The walk to the stables was especially punishing after the warmth of the office. Clouds rolling in from the west obscured the moon and stars. A storm was coming. Harry looked to the hills and saw the Indians’ fires still burning. Were there drums? He thought he heard them but he wasn’t sure. The throbbing could be his own blood, pounding in his head.
In the dimly lit stables he found his father, Sample, and a third man in a buffalo coat putting a bridle on Jack Gregory’s Appaloosa. Only when he got closer did he see the third man was Daniel Dixon.
“What’s going on?” Harry said. No one answered.
A guard called from the far end of the stable. “He’s asking for Beau, Colonel.”
Deep in the shadows Harry saw the guard and the foreigner, Portugee Phillips, standing by the stallion’s stall. Beau was Carrington’s special pride, a strong black Thoroughbred given to him during the war by an admiring horse breeder from the bluegrass regi
on of Kentucky. No one but the colonel was allowed to ride him.

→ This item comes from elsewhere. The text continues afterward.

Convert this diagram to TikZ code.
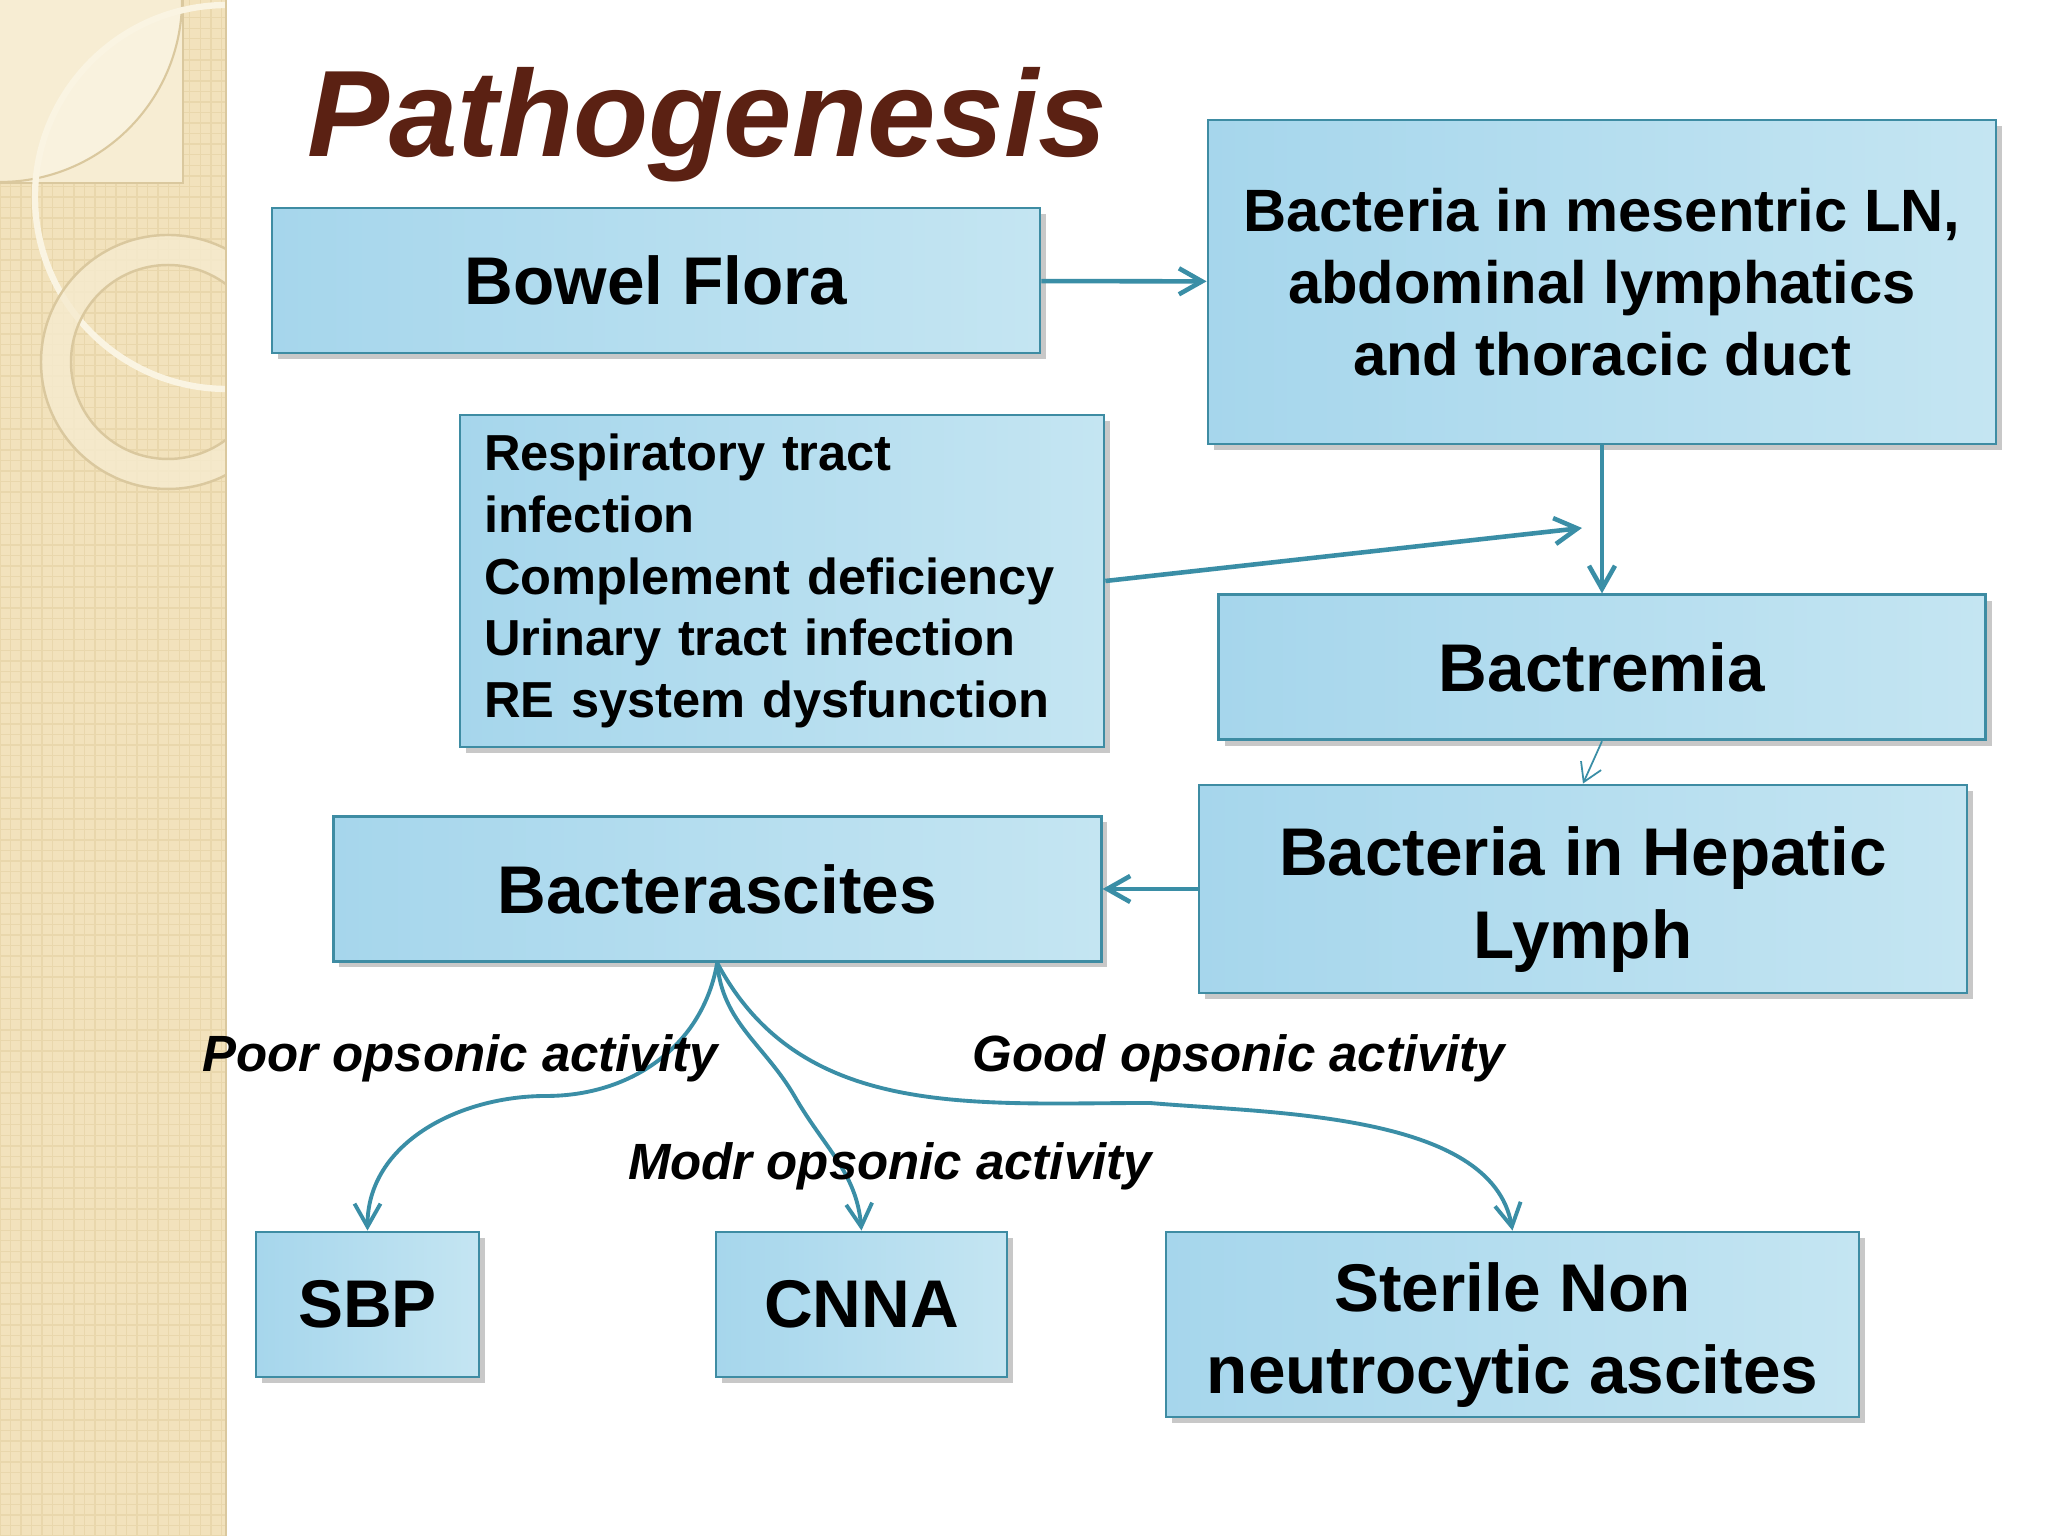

“He must have him then,” Carrington said. “He’s the strongest animal left to us. Guard, saddle Beau and bring him round to the sally gate. Sample, pack two kits with crackers, jerky, and grain for the horses. Each man gets a Spencer rifle and one hundred rounds of ammunition. Double quick!”
“Bring blankets too, Sample,” Dixon said as he threw a saddle on the Appaloosa’s back. With a shock, Harry understood that Dixon meant to ride with Phillips tonight.
“I don’t understand why you insist on doing this, Dixon, when Gregory should be the one to go with Phillips,” Carrington said. “I need you here. Where is Gregory anyway?”
“Gone,” Dixon said.
“Gone?” Carrington said. “What do you mean?”
“Just that.”
“Did you see him leave?”
“No, but his gear is missing.”
“How can this be? You’ve got his horse.”
Dixon bent down to cinch the girth. “He left the Appaloosa for us,” Dixon said. “He knew we’d need him. My horse wouldn’t make it halfway to Horseshoe Station.”
Carrington made a sound of disgust. “The man is a common criminal. I should have thrown him in the guardhouse when you brought him back from Bozeman. Why would he disappear like this? I suppose he killed Reynolds.”
Dixon walked to the Appaloosa’s head and lifted his hairy lip to check the bit. “Whatever he did, Jack Gregory has risked his neck to help us—more than once—and now he’s left us his horse. Anyhow, we’ve got bigger problems.”
He stepped around Carrington, leading Gregory’s Appaloosa out of the stables. Carrington and Harry followed with Phillips and Beau. News of the rescue riders had spread. As they walked to the sally gate, men came forward to shake hands with Phillips and Dixon and wish them luck.
A nervous sentry on the banquette challenged them as they neared the gate. “Halt!” he cried, swinging his carbine in their direction. “Who goes there?”